CMP - Rs306 | TP - Rs400 | Maintain BUY | Upside 31%
We had initiated coverage on Flair in March with a Buy rating and a TP of Rs. 400. Flair reported 4QFY24 results in-line with our revenue estimates but beats the EBITDA margins on back of ASP increase and cost rationalisation. We continue to like Flair for its strong product portfolio, pan-India distribution network and 100% in-house manufacturing (in pens). Post IPO listing, Flair is available at discount and is a value pick with PEG ratio of ~1 and stable margins. Earnings are expected to grow at 24% CAGR over FY24-26E given its strong focus on premium and mid-premium products, exports and diversification into steel bottles. We continue to remain positive on the stock and value the company at 23x FY26E EPS maintaining our target price of Rs400 recommending a BUY rating.
FY24 Results: FY24 revenue grew by 3.8% yoy to Rs9.8bn amid weakness in exports (on back of internal restructuring at one of its OEM) with EBITDA margins maintained at 19.5%, with ASP increase of Rs5.63 FY24 vs Rs5.39 FY23. Domestic/Export own brand sales were up 12%/8% to Rs7.3bn and Rs1.05bn, respectively. OEM sales were down 27% to Rs1.38bn but export OEM recovered in 4QFY24 up 4% yoy.
Strategically focusing on premium products, expanding exports and creatives: Company continues to focus on premium products to increase margins. In exports, it aims to expand in high margin markets like Middle-east, Africa, Central and South America. Flair has launched creatives in FY21 and generated ~Rs1.5bn in FY24 (up 28% yoy). It continues to focus on creatives and has tied-up with Disney in 4QFY24. It expects creatives to grow at 28-30% in future on back of new product launches and more penetration in market.
Diversified product portfolio and strong distribution network: Flair has 770 range of products across various price points, mass, mid-premium and premium stationery products.
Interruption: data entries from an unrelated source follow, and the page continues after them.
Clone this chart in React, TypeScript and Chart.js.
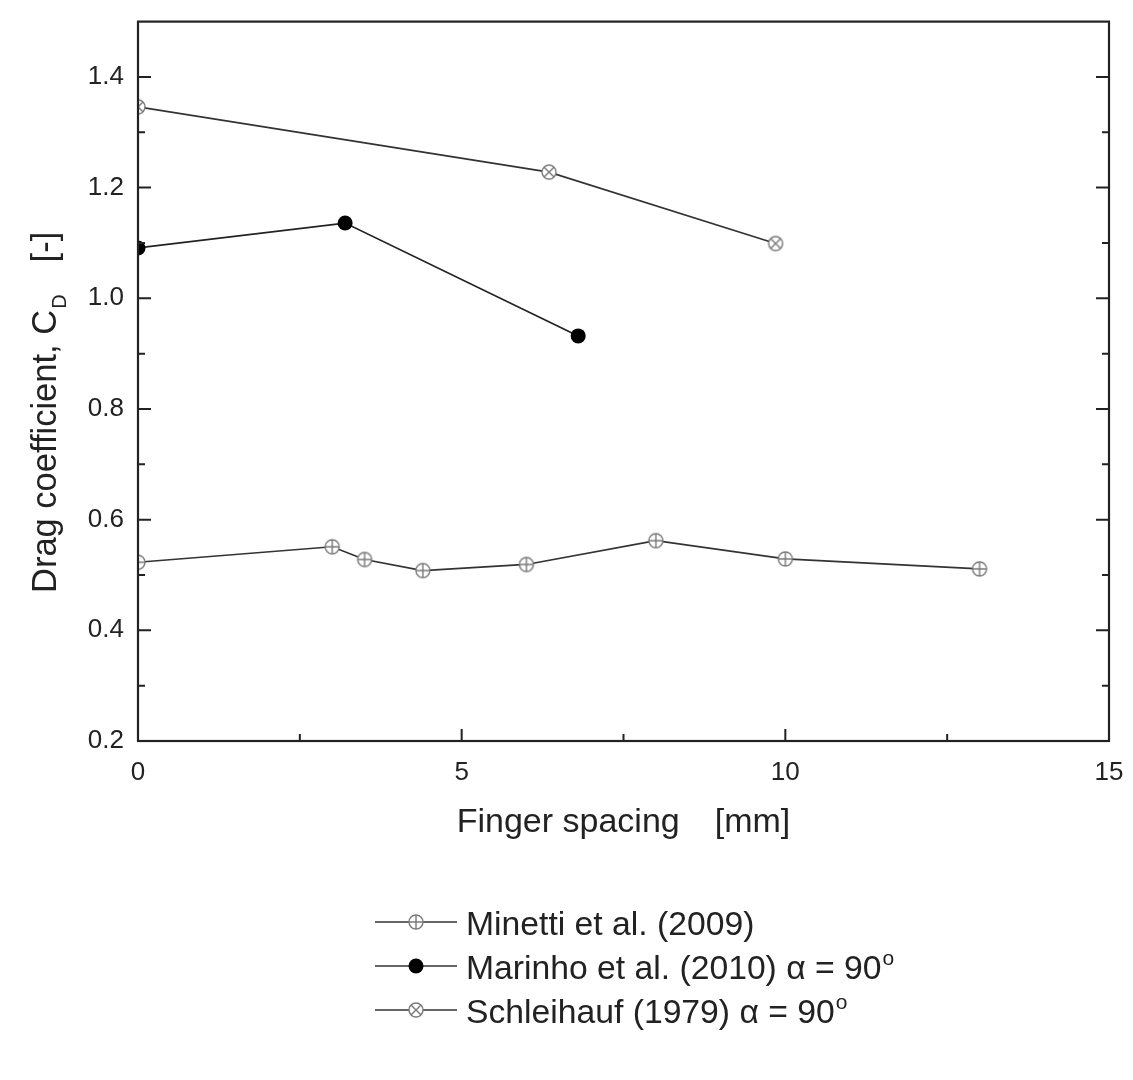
import React, { useEffect, useRef } from "react";
import { Chart, registerables } from "chart.js";

Chart.register(...registerables);

// Finger spacing [mm] vs drag coefficient C_D
const minettiX = [0, 3, 3.5, 4.4, 6, 8, 10, 13];
const minettiY = [0.523, 0.551, 0.528, 0.508, 0.519, 0.562, 0.529, 0.511];

const marinhoX = [0, 3.2, 6.8];
const marinhoY = [1.091, 1.136, 0.932];

const schleihaufX = [0, 6.35, 9.85];
const schleihaufY = [1.346, 1.228, 1.099];

const X_MAJOR = [0, 5, 10, 15];
const X_MINOR = [2.5, 7.5, 12.5];
const Y_MAJOR = [0.2, 0.4, 0.6, 0.8, 1.0, 1.2, 1.4];
const Y_MINOR = [0.3, 0.5, 0.7, 0.9, 1.1, 1.3];

const LEGEND = [
  { label: "Minetti et al. (2009)", angle: "" },
  { label: "Marinho et al. (2010) \u03b1 = 90", angle: "o" },
  { label: "Schleihauf (1979) \u03b1 = 90", angle: "o" },
];

const FONT = "'Liberation Sans', Arial, Helvetica, sans-serif";
const INK = "#222";

function makeMarker(kind: "plus" | "cross"): HTMLCanvasElement {
  const c = document.createElement("canvas");
  c.width = 18;
  c.height = 18;
  const g = c.getContext("2d")!;
  const cx = 9, cy = 9, r = 7;
  g.fillStyle = "#fff";
  g.strokeStyle = "#7a7a7a";
  g.lineWidth = 1.4;
  g.beginPath();
  g.arc(cx, cy, r, 0, Math.PI * 2);
  g.fill();
  g.stroke();
  g.beginPath();
  if (kind === "plus") {
    g.moveTo(cx - r, cy); g.lineTo(cx + r, cy);
    g.moveTo(cx, cy - r); g.lineTo(cx, cy + r);
  } else {
    const d = r * 0.72;
    g.moveTo(cx - d, cy - d); g.lineTo(cx + d, cy + d);
    g.moveTo(cx + d, cy - d); g.lineTo(cx - d, cy + d);
  }
  g.stroke();
  return c;
}

export default function App() {
  const ref = useRef<HTMLCanvasElement | null>(null);

  useEffect(() => {
    const canvas = ref.current;
    if (!canvas) return;
    const plusMarker = makeMarker("plus");
    const crossMarker = makeMarker("cross");

    const drawMarker = (ctx: CanvasRenderingContext2D, i: number, x: number, y: number) => {
      if (i === 1) {
        ctx.fillStyle = "#000";
        ctx.beginPath();
        ctx.arc(x, y, 7.5, 0, Math.PI * 2);
        ctx.fill();
      } else {
        const m = i === 0 ? plusMarker : crossMarker;
        ctx.drawImage(m, x - 9, y - 9);
      }
    };

    const framePlugin = {
      id: "frameAndLabels",
      afterDraw(chart: any) {
        const { ctx, chartArea: a, scales } = chart;
        const xs = scales.x, ys = scales.y;
        ctx.save();
        // frame
        ctx.strokeStyle = INK;
        ctx.lineWidth = 2.2;
        ctx.strokeRect(a.left, a.top, a.right - a.left, a.bottom - a.top);
        // inward ticks
        ctx.lineWidth = 2;
        ctx.beginPath();
        for (const v of X_MAJOR) {
          const p = xs.getPixelForValue(v);
          ctx.moveTo(p, a.bottom); ctx.lineTo(p, a.bottom - 12);
        }
        for (const v of X_MINOR) {
          const p = xs.getPixelForValue(v);
          ctx.moveTo(p, a.bottom); ctx.lineTo(p, a.bottom - 7);
        }
        for (const v of Y_MAJOR) {
          const p = ys.getPixelForValue(v);
          ctx.moveTo(a.left, p); ctx.lineTo(a.left + 13, p);
          ctx.moveTo(a.right, p); ctx.lineTo(a.right - 13, p);
        }
        for (const v of Y_MINOR) {
          const p = ys.getPixelForValue(v);
          ctx.moveTo(a.left, p); ctx.lineTo(a.left + 7, p);
          ctx.moveTo(a.right, p); ctx.lineTo(a.right - 7, p);
        }
        ctx.stroke();

        // x axis title
        ctx.fillStyle = INK;
        ctx.textBaseline = "alphabetic";
        ctx.font = `34px ${FONT}`;
        const cx = (a.left + a.right) / 2;
        const t1 = "Finger spacing";
        const t2 = "[mm]";
        const gap = 35;
        const w1 = ctx.measureText(t1).width;
        const w2 = ctx.measureText(t2).width;
        const start = cx - (w1 + gap + w2) / 2;
        ctx.textAlign = "left";
        ctx.fillText(t1, start, 832);
        ctx.fillText(t2, start + w1 + gap, 832);

        // y axis title (rotated)
        ctx.save();
        ctx.translate(56, 593);
        ctx.rotate(-Math.PI / 2);
        ctx.font = `34.5px ${FONT}`;
        const y1 = "Drag coefficient, C";
        ctx.fillText(y1, 0, 0);
        let off = ctx.measureText(y1).width;
        ctx.font = `20px ${FONT}`;
        ctx.fillText("D", off + 1, 10);
        off += ctx.measureText("D").width + 1 + 32;
        ctx.font = `34.5px ${FONT}`;
        ctx.fillText("[-]", off, 0);
        ctx.restore();

        // legend
        LEGEND.forEach((item, i) => {
          const ly = 922 + i * 44;
          ctx.strokeStyle = "#333";
          ctx.lineWidth = 1.6;
          ctx.beginPath();
          ctx.moveTo(375, ly);
          ctx.lineTo(457, ly);
          ctx.stroke();
          drawMarker(ctx, i, 416, ly);
          ctx.fillStyle = INK;
          ctx.font = `33.7px ${FONT}`;
          ctx.textAlign = "left";
          ctx.fillText(item.label, 466, ly + 13);
          if (item.angle) {
            const w = ctx.measureText(item.label).width;
            ctx.font = `21px ${FONT}`;
            ctx.fillText(item.angle, 466 + w + 1, ly - 1);
          }
        });
        ctx.restore();
      },
    };

    const toPts = (xs: number[], ys: number[]) => xs.map((x, i) => ({ x, y: ys[i] }));

    const chart = new Chart(canvas, {
      type: "line",
      data: {
        datasets: [
          {
            label: "Minetti et al. (2009)",
            data: toPts(minettiX, minettiY),
            borderColor: "#333",
            borderWidth: 1.7,
            pointStyle: plusMarker as any,
            pointRadius: 8,
          },
          {
            label: "Marinho et al. (2010) \u03b1 = 90\u00b0",
            data: toPts(marinhoX, marinhoY),
            borderColor: "#222",
            borderWidth: 1.7,
            pointStyle: "circle",
            pointRadius: 7.5,
            pointBackgroundColor: "#000",
            pointBorderWidth: 0,
          },
          {
            label: "Schleihauf (1979) \u03b1 = 90\u00b0",
            data: toPts(schleihaufX, schleihaufY),
            borderColor: "#333",
            borderWidth: 1.7,
            pointStyle: crossMarker as any,
            pointRadius: 8,
          },
        ],
      },
      options: {
        animation: false,
        responsive: false,
        maintainAspectRatio: false,
        layout: { padding: { top: 13, right: 24, left: 0, bottom: 0 } },
        plugins: {
          legend: { display: false },
          tooltip: { enabled: false },
        },
        scales: {
          x: {
            type: "linear",
            min: 0,
            max: 15,
            grid: { display: false },
            border: { display: false },
            afterBuildTicks: (s: any) => {
              s.ticks = X_MAJOR.map((v) => ({ value: v }));
            },
            afterFit: (s: any) => {
              s.height = 1080 - 741;
            },
            ticks: {
              padding: 8,
              color: INK,
              font: { family: FONT, size: 26 },
              maxRotation: 0,
              callback: (v: any) => String(v),
            },
          },
          y: {
            type: "linear",
            min: 0.2,
            max: 1.5,
            grid: { display: false },
            border: { display: false },
            afterBuildTicks: (s: any) => {
              s.ticks = Y_MAJOR.map((v) => ({ value: v }));
            },
            afterFit: (s: any) => {
              s.width = 138;
            },
            ticks: {
              padding: 6,
              color: INK,
              font: { family: FONT, size: 26 },
              callback: (v: any) => Number(v).toFixed(1),
            },
          },
        },
      },
      plugins: [framePlugin],
    });

    return () => chart.destroy();
  }, []);

  return (
    <div style={{ position: "absolute", left: 0, top: 0, width: 1133, height: 1080, background: "#fff" }}>
      <canvas ref={ref} width={1133} height={1080} style={{ display: "block" }} />
    </div>
  );
}
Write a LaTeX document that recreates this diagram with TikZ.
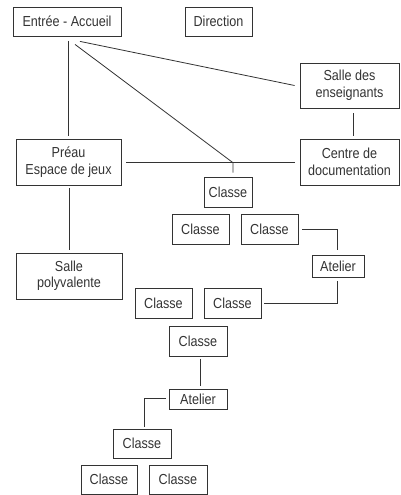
\documentclass[tikz,border=0pt]{standalone}
\usepackage{fontspec}
\usepackage{graphicx}
\setmainfont{Liberation Sans}
\usetikzlibrary{calc}
\definecolor{ink}{HTML}{333333}
\newcommand{\tallt}[1]{\scalebox{1}[1.15]{#1}}
\begin{document}
\begin{tikzpicture}[x=1pt,y=-1pt,
  room/.style={draw=ink,line width=0.8pt,inner sep=0pt,text=ink,align=center,
    font=\fontsize{12.6}{16.5}\selectfont},
  link/.style={draw=ink,line width=0.8pt}]
\useasboundingbox (0,0) rectangle (400,495);
\node[room,minimum width=108pt,minimum height=29pt] (entree) at (67,21.5) {\tallt{Entrée - Accueil}};
\node[room,minimum width=67pt,minimum height=29pt] (direction) at (218.5,21.5) {\tallt{Direction}};
\node[room,minimum width=99pt,minimum height=45pt] (sens) at (349.5,85.5) {\tallt{Salle des}\\\tallt{enseignants}};
\node[room,minimum width=99pt,minimum height=46pt] (centre) at (349.5,162) {\tallt{Centre de}\\\tallt{documentation}};
\node[room,minimum width=105pt,minimum height=46pt] (preau) at (68.5,162) {\tallt{Préau}\\\tallt{Espace de jeux}};
\node[room,minimum width=106pt,minimum height=46pt] (spoly) at (69,276) {\tallt{Salle}\\\tallt{polyvalente}};
\node[room,minimum width=48pt,minimum height=30pt] (c1) at (228,192) {\tallt{Classe}};
\node[room,minimum width=57pt,minimum height=30pt] (c2) at (200.5,229) {\tallt{Classe}};
\node[room,minimum width=57pt,minimum height=30pt] (c3) at (269.5,229) {\tallt{Classe}};
\node[room,minimum width=52pt,minimum height=22pt] (at1) at (338,266) {\tallt{Atelier}};
\node[room,minimum width=57pt,minimum height=30pt] (c4) at (163.5,303) {\tallt{Classe}};
\node[room,minimum width=57pt,minimum height=30pt] (c5) at (232.5,303) {\tallt{Classe}};
\node[room,minimum width=58pt,minimum height=30pt] (c6) at (198,341) {\tallt{Classe}};
\node[room,minimum width=58pt,minimum height=20pt] (at2) at (198,399) {\tallt{Atelier}};
\node[room,minimum width=58pt,minimum height=29pt] (c7) at (142,443.5) {\tallt{Classe}};
\node[room,minimum width=56pt,minimum height=29pt] (c8) at (109,479.5) {\tallt{Classe}};
\node[room,minimum width=58pt,minimum height=29pt] (c9) at (178,479.5) {\tallt{Classe}};
\coordinate (j) at (233,162.7);
% connectors
\draw[link] ($(entree.south)+(1.3,4.5)$) -- ($(preau.north)+(-0.2,-2.5)$);
\draw[link] ($(entree.south)+(13,5)$) -- ($(sens.west)+(-5,0)$);
\draw[link] ($(entree.south)+(8,8)$) -- (j) -- ($(c1.north)+(5,-4)$);
\draw[link] ($(preau.east)+(5,0.7)$) -- ($(centre.west)+(-5,0.7)$);
\draw[link] ($(sens.south)+(3.5,5)$) -- ($(centre.north)+(3.5,-3)$);
\draw[link] ($(c3.east)+(4,0)$) -| ($(at1.north)+(-1,-5)$);
\draw[link] ($(at1.south)+(-1,4)$) |- ($(c5.east)+(3,0)$);
\draw[link] ($(preau.south)+(0.5,3)$) -- ($(spoly.north)+(0,-3)$);
\draw[link] ($(c6.south)+(2,2.5)$) -- ($(at2.north)+(2,-3)$);
\draw[link] ($(at2.west)+(-3,-1)$) -| ($(c7.north)+(2,-2)$);
\end{tikzpicture}
\end{document}
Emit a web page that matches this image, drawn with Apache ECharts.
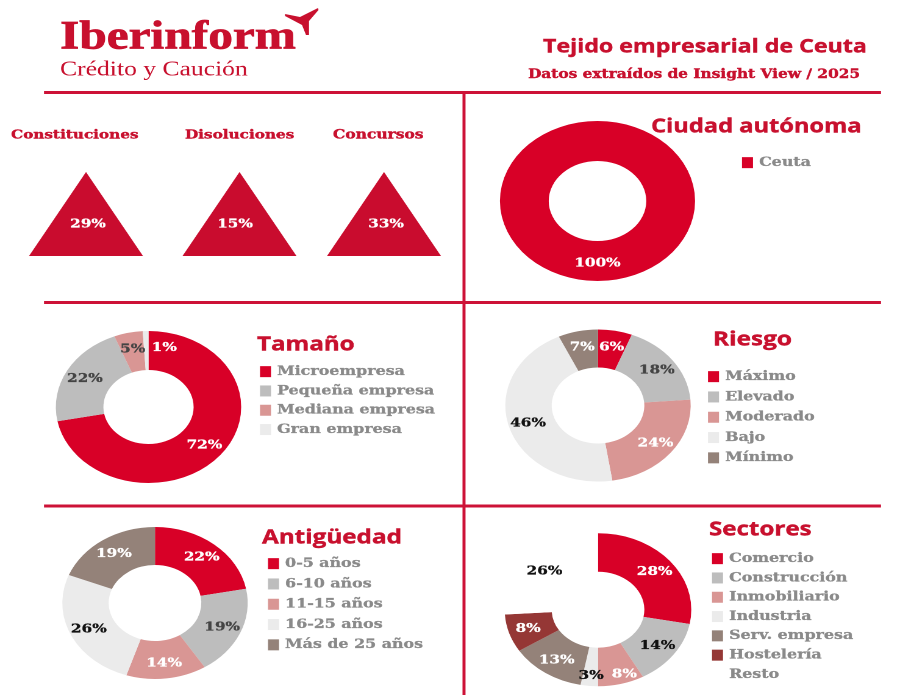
<!DOCTYPE html>
<html>
<head>
<meta charset="utf-8">
<title>Tejido empresarial de Ceuta</title>
<script src="https://cdn.jsdelivr.net/npm/echarts@6/dist/echarts.min.js"></script>
<style>
    html, body { margin: 0; padding: 0; background: #fff; overflow: hidden; }
    /* the source picture is stretched sideways, donuts and text alike */
    #chart { width: 738px; height: 695px; transform-origin: 0 0; transform: scaleX(1.2195); }
</style>
</head>
<body>
<div id="chart"></div>
<script>
// data
var kpiNames = ['Constituciones', 'Disoluciones', 'Concursos'];
var kpiValues = [29, 15, 33];

var ciudadNames = ['Ceuta'];
var ciudadValues = [100];

var tamanoNames = ['Microempresa', 'Pequeña empresa', 'Mediana empresa', 'Gran empresa'];
var tamanoValues = [72, 22, 5, 1];

var riesgoNames = ['Máximo', 'Elevado', 'Moderado', 'Bajo', 'Mínimo'];
var riesgoValues = [6, 18, 24, 46, 7];

var antiguedadNames = ['0-5 años', '6-10 años', '11-15 años', '16-25 años', 'Más de 25 años'];
var antiguedadValues = [22, 19, 14, 26, 19];

var sectoresNames = ['Comercio', 'Construcción', 'Inmobiliario', 'Industria', 'Serv. empresa', 'Hostelería', 'Resto'];
var sectoresValues = [28, 14, 8, 3, 13, 8, 26];

// colours
var RED = '#d80027', GREY = '#bdbdbd', PINK = '#d99694', PALE = '#ebebeb', BROWN = '#948279', DARKRED = '#953735';
var LINE = '#cd1237', TITLE = '#c8102e', LEGEND = '#8a8a8a';
var SERIF = '"DejaVu Serif"', SANS = '"Open Sans"';
var W = '#fff', K = '#111', G = '#444';

var SX = 900 / 738;
function px(x) { return x / SX; }   // picture x -> chart x

function text(x, y, str, font, size, color, weight, stroke) {
    return {
        type: 'text', x: px(x), y: y,
        style: {
            text: str, fontFamily: font, fontSize: size, fontWeight: weight || 'bold', fill: color,
            verticalAlign: 'middle', stroke: color, lineWidth: stroke === undefined ? 0.4 : stroke
        }
    };
}
function bar(x1, y1, x2, y2) {
    return { type: 'rect', shape: { x: px(x1), y: y1, width: px(x2 - x1), height: y2 - y1 }, style: { fill: LINE } };
}
function donut(name, cx, cy, r, names, values, colors, labelColors, offsets) {
    return {
        type: 'pie', name: name,
        center: [px(cx), cy], radius: [r[0], r[1]],
        startAngle: 90, clockwise: true, avoidLabelOverlap: false,
        silent: true, animation: false,
        label: { position: 'inside', fontFamily: SERIF, fontWeight: 'bold', fontSize: 12.5, formatter: function (p) { return p.value + '%'; } },
        labelLine: { show: false },
        data: names.map(function (n, i) {
            var off = offsets && offsets[i];
            return {
                name: n, value: values[i],
                itemStyle: { color: colors[i] },
                label: {
                    color: labelColors[i], textBorderColor: labelColors[i], textBorderWidth: 0.3,
                    offset: off ? [px(off[0]), off[1]] : [0, 0.5]
                }
            };
        })
    };
}
function legend(names, x, y, gap) {
    return {
        data: names, orient: 'vertical', left: px(x), top: y, padding: 0,
        itemWidth: px(11), itemHeight: 11, itemGap: gap, icon: 'rect', selectedMode: false,
        textStyle: { fontFamily: SERIF, fontWeight: 'bold', fontSize: 13, color: LEGEND, textBorderColor: LEGEND, textBorderWidth: 0.3 }
    };
}

// triangles: one small grid each so they sit where the picture has them
var kpiCenters = [86, 239.5, 384];
var kpiLabelShift = [2, -4.5, 2];
var kpiGrids = [], kpiX = [], kpiY = [], kpiSeries = [];
kpiNames.forEach(function (n, i) {
    kpiGrids.push({ left: px(kpiCenters[i] - 60), width: px(120), top: 170, height: 88 });
    kpiX.push({ type: 'category', gridIndex: i, data: [n], show: false });
    kpiY.push({ type: 'category', gridIndex: i, data: ['%'], show: false });
    kpiSeries.push({
        type: 'scatter', name: n, xAxisIndex: i, yAxisIndex: i,
        symbol: 'triangle', symbolSize: [px(114), 84], silent: true, animation: false,
        itemStyle: { color: '#c90c2e', opacity: 1 },
        label: {
            show: true, position: 'inside', offset: [px(kpiLabelShift[i]), 10], color: W,
            textBorderColor: W, textBorderWidth: 0.3,
            fontFamily: SERIF, fontWeight: 'bold', fontSize: 12.5,
            formatter: function (p) { return p.value[2] + '%'; }
        },
        data: [[n, '%', kpiValues[i]]]
    });
});

var myChart = echarts.init(document.getElementById('chart'), null, { devicePixelRatio: 2 });

var option = {
    backgroundColor: '#fff',
    animation: false,
    grid: kpiGrids,
    xAxis: kpiX,
    yAxis: kpiY,
    legend: [
        legend(ciudadNames, 742, 156, 6),
        legend(tamanoNames, 260, 365, 6),
        legend(riesgoNames, 708, 370, 7),
        legend(antiguedadNames, 268, 557, 7),
        legend(sectoresNames, 712, 552, 6)
    ],
    series: kpiSeries.concat([
        donut('Ciudad autónoma', 597.5, 201, [40, 80], ciudadNames, ciudadValues, [RED], [W], [[0, -1]]),
        donut('Tamaño', 148.5, 407, [37, 76], tamanoNames, tamanoValues, [RED, GREY, PINK, PALE], [W, G, G, W], [null, null, null, [18, 0]]),
        donut('Riesgo', 598, 405.5, [38, 76], riesgoNames, riesgoValues, [RED, GREY, PINK, PALE, BROWN], [W, G, W, K, W]),
        donut('Antigüedad', 155, 603, [38, 76], antiguedadNames, antiguedadValues, [RED, GREY, PINK, PALE, BROWN], [W, G, W, K, W]),
        donut('Sectores', 598, 609.7, [38, 76.5], sectoresNames, sectoresValues, [RED, GREY, PINK, PALE, BROWN, DARKRED, '#fff'], [W, K, W, K, W, W, K], [null, null, [8, 6], [0, 6], null, null, [0, 3]])
    ]),
    graphic: [
        // rules
        bar(44, 91, 881, 94),
        bar(44, 301, 881, 304),
        bar(44, 504.5, 881, 507.5),
        bar(462.5, 92, 465.5, 695),
        // logo
        text(60, 38, 'Iberinform', 'Liberation Serif', 40.5, TITLE, 'bold', 0.7),
        text(60, 70, 'Crédito y Caución', 'Liberation Serif', 21, TITLE, 'normal', 0),
        {
            type: 'polygon',
            shape: { points: [[285, 14], [300, 17], [318, 8], [318.5, 10], [309, 21], [309, 35], [306, 35], [302, 25], [285, 16]].map(function (p) { return [px(p[0]), p[1]]; }) },
            style: { fill: TITLE }
        },
        // headings
        text(543, 47, 'Tejido empresarial de Ceuta', SANS, 19, TITLE),
        text(528, 74.5, 'Datos extraídos de Insight View / 2025', SERIF, 12.6, TITLE),
        text(11, 135, 'Constituciones', SERIF, 12.5, TITLE),
        text(185, 135, 'Disoluciones', SERIF, 12.5, TITLE),
        text(333, 135, 'Concursos', SERIF, 12.7, TITLE),
        text(651, 127, 'Ciudad autónoma', SANS, 19.4, TITLE),
        text(257, 345, 'Tamaño', SANS, 19.8, TITLE),
        text(713, 340, 'Riesgo', SANS, 20, TITLE),
        text(262, 538, 'Antigüedad', SANS, 19.9, TITLE),
        text(709, 530, 'Sectores', SANS, 19.8, TITLE)
    ]
};
myChart.setOption(option);
</script>
</body>
</html>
It has pan-India presence with strong distribution network comprising of ~8,080 dealers and ~330,000 wholesalers/retailers; one of the highest amongst the organized players. Pen industry is projected to grow at a CAGR of 7.5-8.5% over FY23-28E and Flair having 18% market share domestically is expected to grow at a CAGR 11-12% over FY24-27 on back of strong product pipeline & distribution network.
Capacity expansion and diversification to aid growth: Company plans to spend ~Rs950mn in FY25 for tips manufacturing, greenfield in Valsad and brownfield expansion at Valsad, Dehradun & Daman facilities for pens and creatives. The diversification in steel bottle contributed Rs180mn in revenue in FY24. Growth will further accelerate with start of 2 more lines in FY25 at its existing facility in Valsad.
Future Outlook: Company has provided guidance for FY24-FY27 with revenue growth of 15-16% with pens/creative expected to grow 11-12%/28-30%, respectively; Steel bottle and houseware is expect to be ~Rs1-1.2bn by FY27 and overall margin of 19-20%.
Valuation: We continue to like Flair for its strong product portfolio, pan-India distribution network and 100% in-house manufacturing (in pens). Company has razor-sharp focus on premium products, exports & is diversifying into steel bottles. Post IPO listing, Flair is available at discount and is a value pick with PEG ratio of ~1 and stable margins. Its earnings are expected to grow at a CAGR of 24% over FY24-26E. On assigning 23x PE for FY26E EPS, we maintain our target price of Rs400 recommending a BUY rating.
Shares of Flair Writing Industries Limited was last trading in BSE at Rs. 284.90 as compared to the previous close of Rs. 291.60. The total number of shares traded during the day was 4338 in over 407 trades.
The stock hit an intraday high of Rs. 292.95 and intraday low of 284.05. The net turnover during the day was Rs. 1246067.00.